> [Objective] Starting at the top of the entries below, write out each line up to and including the one containing "plt.rcParams['font.family'] = ['DejaVu Sans']". Leave the pictures out.

> [Record excerpts]
↓↓↓
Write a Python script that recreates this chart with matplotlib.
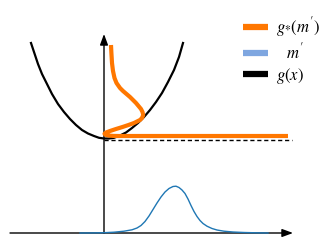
import matplotlib
matplotlib.use("Agg")
import matplotlib.pyplot as plt
from matplotlib.lines import Line2D

plt.rcParams['mathtext.fontset'] = 'stix'
plt.rcParams['font.family'] = ['DejaVu Sans']

# g(x): parabola-like curve (schematic units)
g_x = [-7.3, -7.0, -6.6, -6.2, -5.7, -5.2, -4.6, -4.0, -3.4, -2.8, -2.2, -1.6, -1.0, -0.5,
       0.0, 0.5, 1.0, 1.6, 2.2, 2.8, 3.4, 4.0, 4.6, 5.2, 5.8, 6.4, 7.0, 7.5, 7.9]
g_y = [19.0, 18.1, 16.9, 15.9, 14.9, 13.9, 12.9, 12.1, 11.4, 10.8, 10.3, 9.95, 9.7, 9.52,
       9.45, 9.45, 9.52, 9.75, 10.05, 10.5, 11.0, 11.6, 12.3, 13.1, 14.0, 15.1, 16.3, 17.6, 19.0]

# g_*(m'): pushed-forward density, drawn sideways along the vertical axis
gs_x = [0.70, 0.74, 0.80, 0.90, 1.05, 1.25, 1.60, 1.90, 2.25, 2.60, 2.90, 3.20, 3.45,
        3.70, 3.85, 3.92, 3.80, 3.60, 3.30, 3.00, 2.45, 1.85, 1.20, 0.60, 0.20, 0.05,
        0.15, 0.45, 0.90, 1.40, 18.4]
gs_y = [18.8, 18.0, 17.0, 16.2, 15.5, 15.0, 14.5, 14.2, 13.9, 13.6, 13.3, 13.0, 12.7,
        12.4, 12.1, 11.8, 11.5, 11.3, 11.15, 11.0, 10.8, 10.6, 10.4, 10.2, 10.05, 9.93,
        9.82, 9.75, 9.71, 9.7, 9.7]

# m': density on the horizontal axis
m_x = [-2.4, -1.0, 0.0, 1.0, 2.0, 2.8, 3.3, 3.7, 4.1, 4.5, 4.9, 5.3, 5.7, 6.1, 6.5, 6.9,
       7.2, 7.5, 7.8, 8.1, 8.4, 8.7, 9.0, 9.3, 9.6, 9.9, 10.3, 10.8, 11.3, 12.0, 12.9,
       14.0, 15.2, 16.4]
m_y = [0.0, 0.01, 0.03, 0.08, 0.18, 0.32, 0.5, 0.75, 1.15, 1.7, 2.35, 3.0, 3.6, 4.1,
       4.45, 4.65, 4.68, 4.55, 4.3, 3.95, 3.4, 2.75, 2.15, 1.65, 1.25, 0.95, 0.68, 0.45,
       0.3, 0.18, 0.1, 0.05, 0.02, 0.0]

min_level = 9.3       # dashed line at min g
x_axis_end = 18.9
y_axis_end = 19.9
x_axis_start = -9.4

labels = [r"$g_{*}(m^{\prime})$", r"  $m^{\prime}$", r"$g(x)$"]
colors = ['#ff7700', '#7ea6e0', 'black']

fig = plt.figure(figsize=(3.27, 2.48), dpi=100)
ax = fig.add_axes([0, 0, 1, 1])
ax.set_xlim(-10.4, 22.3)
ax.set_ylim(-1.5, 23.3)
ax.axis('off')

# axes arrows
arrow = dict(arrowstyle='-|>,head_length=0.65,head_width=0.24', color='black', lw=1.0,
             shrinkA=0, shrinkB=0)
ax.annotate('', xy=(x_axis_end, 0), xytext=(x_axis_start, 0), arrowprops=arrow)
ax.annotate('', xy=(0, y_axis_end), xytext=(0, 0), arrowprops=arrow)

ax.plot([0, x_axis_end - 0.1], [min_level, min_level], color='black', lw=1.0,
        linestyle=(0, (3, 2)))
ax.plot(g_x, g_y, color='black', lw=1.6, zorder=3)
ax.plot(gs_x, gs_y, color=colors[0], lw=3.0, zorder=4, solid_capstyle='butt',
        solid_joinstyle='round')
ax.plot(m_x, m_y, color='#1f77b4', lw=1.0, zorder=3)

handles = [Line2D([], [], color=c, lw=4.5, solid_capstyle='butt') for c in colors]
ax.legend(handles, labels, loc='upper left', bbox_to_anchor=(243 / 327, 1 - 15 / 248),
          frameon=False, fontsize=12, handlelength=1.5, handletextpad=0.45,
          labelspacing=0.2, borderpad=0, borderaxespad=0)

fig.savefig('out.png', dpi=100)
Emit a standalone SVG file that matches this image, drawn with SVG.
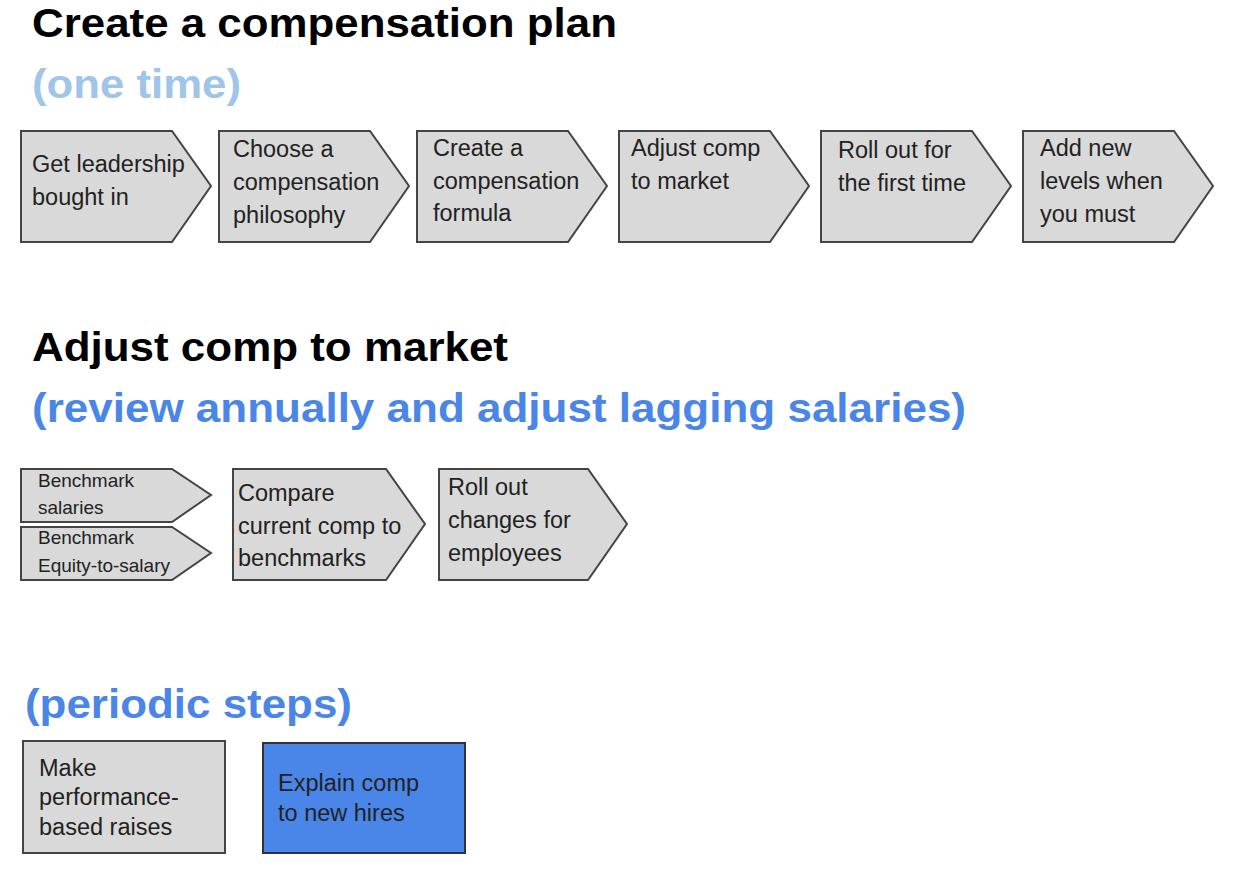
<svg xmlns="http://www.w3.org/2000/svg" width="1236" height="874" viewBox="0 0 1236 874">
<style>
.h{font-family:"Liberation Sans",Arial,sans-serif;font-weight:bold;font-size:40px}
.t{font-family:"Liberation Sans",Arial,sans-serif;font-size:23.5px;fill:#222}
.s{font-family:"Liberation Sans",Arial,sans-serif;font-size:19px;fill:#222}
.b{fill:#d9d9d9;stroke:#444;stroke-width:2}
</style>
<rect width="1236" height="874" fill="#fff"/>
<text class="h" x="32" y="37" textLength="585" lengthAdjust="spacingAndGlyphs">Create a compensation plan</text>
<text class="h" x="32" y="98" fill="#9fc5e8" textLength="209" lengthAdjust="spacingAndGlyphs">(one time)</text>
<text class="h" x="32" y="361" textLength="476" lengthAdjust="spacingAndGlyphs">Adjust comp to market</text>
<text class="h" x="32" y="422" fill="#4a86e8" textLength="934" lengthAdjust="spacingAndGlyphs">(review annually and adjust lagging salaries)</text>
<text class="h" x="25" y="718" fill="#4a86e8" textLength="327" lengthAdjust="spacingAndGlyphs">(periodic steps)</text>
<g id="n1"><path class="b" d="M21 131H172L211 186L172 242H21Z"/><text class="t" x="32" y="172">Get leadership</text><text class="t" x="32" y="205">bought in</text></g>
<g id="n2"><path class="b" d="M219 131H370L409 186L370 242H219Z"/><text class="t" x="233" y="157">Choose a</text><text class="t" x="233" y="190">compensation</text><text class="t" x="233" y="223">philosophy</text></g>
<g id="n3"><path class="b" d="M417 131H568L607 186L568 242H417Z"/><text class="t" x="433" y="156">Create a</text><text class="t" x="433" y="189">compensation</text><text class="t" x="433" y="221">formula</text></g>
<g id="n4"><path class="b" d="M619 131H770L809 186L770 242H619Z"/><text class="t" x="631" y="156">Adjust comp</text><text class="t" x="631" y="189">to market</text></g>
<g id="n5"><path class="b" d="M821 131H972L1011 186L972 242H821Z"/><text class="t" x="838" y="158">Roll out for</text><text class="t" x="838" y="191">the first time</text></g>
<g id="n6"><path class="b" d="M1023 131H1174L1213 186L1174 242H1023Z"/><text class="t" x="1040" y="156">Add new</text><text class="t" x="1040" y="189">levels when</text><text class="t" x="1040" y="222">you must</text></g>
<g id="n7"><path class="b" d="M21 469H172L211 495L172 522H21Z"/><text class="s" x="38" y="487">Benchmark</text><text class="s" x="38" y="514">salaries</text></g>
<g id="n8"><path class="b" d="M21 527H172L211 553L172 580H21Z"/><text class="s" x="38" y="544">Benchmark</text><text class="s" x="38" y="572">Equity-to-salary</text></g>
<g id="n9"><path class="b" d="M233 469H386L425 524L386 580H233Z"/><text class="t" x="238" y="501">Compare</text><text class="t" x="238" y="534">current comp to</text><text class="t" x="238" y="566">benchmarks</text></g>
<g id="n10"><path class="b" d="M439 469H588L627 524L588 580H439Z"/><text class="t" x="448" y="495">Roll out</text><text class="t" x="448" y="528">changes for</text><text class="t" x="448" y="561">employees</text></g>
<g id="n11"><rect class="b" x="23" y="741" width="202" height="112"/><text class="t" x="39" y="776">Make</text><text class="t" x="39" y="805">performance-</text><text class="t" x="39" y="835">based raises</text></g>
<g id="n12"><rect x="263" y="743" width="202" height="110" fill="#4a86e8" stroke="#333" stroke-width="2"/><text class="t" x="278" y="791">Explain comp</text><text class="t" x="278" y="821">to new hires</text></g>
<g id="connectors"/>
</svg>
↑↑↑
> [Task response]
Write a Python script that recreates this chart with matplotlib.
import matplotlib
matplotlib.use("Agg")
import matplotlib.pyplot as plt
from matplotlib.lines import Line2D

plt.rcParams['mathtext.fontset'] = 'stix'
plt.rcParams['font.family'] = ['DejaVu Sans']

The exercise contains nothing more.